## start DATASET CONTENT
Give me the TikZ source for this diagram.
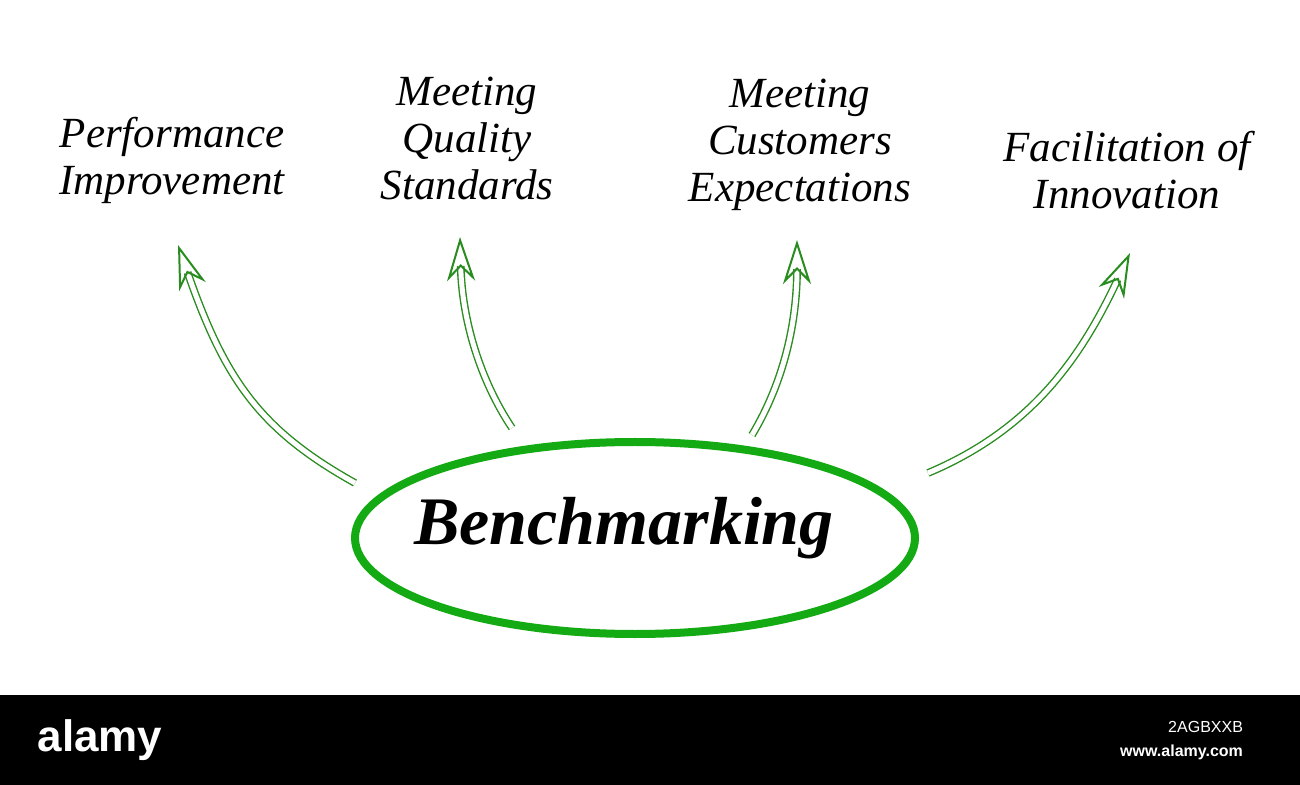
\documentclass[tikz,border=0pt]{standalone}
\usepackage{fontspec}
\setmainfont{Liberation Serif}
\newfontfamily\barfont{Liberation Sans}
\usetikzlibrary{arrows.meta,shapes.geometric}
\definecolor{arrg}{RGB}{40,140,30}
\definecolor{ellg}{RGB}{20,170,20}
\tikzset{
  lbl/.style={font=\fontsize{21.5}{23.5}\selectfont\itshape, align=center, text=black},
  hollow/.style={draw=arrg, line width=0.7pt, double=white, double distance=2.5pt,
     -{Stealth[open, length=22pt, width=14pt, inset=7pt, line width=1pt]}}
}
\begin{document}
\begin{tikzpicture}[x=0.5pt,y=-0.5pt]
\useasboundingbox (0,0) rectangle (1300,785);
\fill[white] (0,0) rectangle (1300,785);
\node[lbl] (pi) at (172,160) {Performance\\Improvement};
\node[lbl] (mq) at (467,138) {Meeting\\Quality\\Standards};
\node[lbl] (mc) at (800,145) {Meeting\\Customers\\Expectations};
\node[lbl] (fi) at (1127,170) {Facilitation of\\Innovation};
\node[draw=ellg, line width=4pt, ellipse, inner sep=0pt,
  minimum width=280pt, minimum height=96pt] (b) at (635,538) {};
\node[font=\fontsize{34}{36}\selectfont\bfseries\itshape] (bt) at (624,528) {Benchmarking};
\coordinate (s1) at (355,483); \coordinate (e1) at (178,245);
\coordinate (s2) at (512,428); \coordinate (e2) at (460,237);
\coordinate (s3) at (752,435); \coordinate (e3) at (797,240);
\coordinate (s4) at (928,473); \coordinate (e4) at (1130,253);
\draw[hollow] (s1) .. controls (260,430) and (225,380) .. (e1);
\draw[hollow] (s2) .. controls (480,380) and (462,320) .. (e2);
\draw[hollow] (s3) .. controls (785,380) and (797,320) .. (e3);
\draw[hollow] (s4) .. controls (1030,430) and (1080,360) .. (e4);
\fill[black] (0,695) rectangle (1300,785);
\node[text=white, font=\barfont\fontsize{22}{24}\selectfont\bfseries] (al) at (100,740) {alamy};
\node[text=white, font=\barfont\fontsize{8}{9}\selectfont, anchor=east] (id) at (1250,727) {2AGBXXB};
\node[text=white, font=\barfont\fontsize{8}{9}\selectfont\bfseries, anchor=east] (www) at (1250,752) {www.alamy.com};
\end{tikzpicture}
\end{document}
## end DATASET CONTENT
## SET PROBLEM
Return the material exactly as given, apart from the pictures.

## SOLUTION
Give me the TikZ source for this diagram.
\documentclass[tikz,border=0pt]{standalone}
\usepackage{fontspec}
\setmainfont{Liberation Serif}
\newfontfamily\barfont{Liberation Sans}
\usetikzlibrary{arrows.meta,shapes.geometric}
\definecolor{arrg}{RGB}{40,140,30}
\definecolor{ellg}{RGB}{20,170,20}
\tikzset{
  lbl/.style={font=\fontsize{21.5}{23.5}\selectfont\itshape, align=center, text=black},
  hollow/.style={draw=arrg, line width=0.7pt, double=white, double distance=2.5pt,
     -{Stealth[open, length=22pt, width=14pt, inset=7pt, line width=1pt]}}
}
\begin{document}
\begin{tikzpicture}[x=0.5pt,y=-0.5pt]
\useasboundingbox (0,0) rectangle (1300,785);
\fill[white] (0,0) rectangle (1300,785);
\node[lbl] (pi) at (172,160) {Performance\\Improvement};
\node[lbl] (mq) at (467,138) {Meeting\\Quality\\Standards};
\node[lbl] (mc) at (800,145) {Meeting\\Customers\\Expectations};
\node[lbl] (fi) at (1127,170) {Facilitation of\\Innovation};
\node[draw=ellg, line width=4pt, ellipse, inner sep=0pt,
  minimum width=280pt, minimum height=96pt] (b) at (635,538) {};
\node[font=\fontsize{34}{36}\selectfont\bfseries\itshape] (bt) at (624,528) {Benchmarking};
\coordinate (s1) at (355,483); \coordinate (e1) at (178,245);
\coordinate (s2) at (512,428); \coordinate (e2) at (460,237);
\coordinate (s3) at (752,435); \coordinate (e3) at (797,240);
\coordinate (s4) at (928,473); \coordinate (e4) at (1130,253);
\draw[hollow] (s1) .. controls (260,430) and (225,380) .. (e1);
\draw[hollow] (s2) .. controls (480,380) and (462,320) .. (e2);
\draw[hollow] (s3) .. controls (785,380) and (797,320) .. (e3);
\draw[hollow] (s4) .. controls (1030,430) and (1080,360) .. (e4);
\fill[black] (0,695) rectangle (1300,785);
\node[text=white, font=\barfont\fontsize{22}{24}\selectfont\bfseries] (al) at (100,740) {alamy};
\node[text=white, font=\barfont\fontsize{8}{9}\selectfont, anchor=east] (id) at (1250,727) {2AGBXXB};
\node[text=white, font=\barfont\fontsize{8}{9}\selectfont\bfseries, anchor=east] (www) at (1250,752) {www.alamy.com};
\end{tikzpicture}
\end{document}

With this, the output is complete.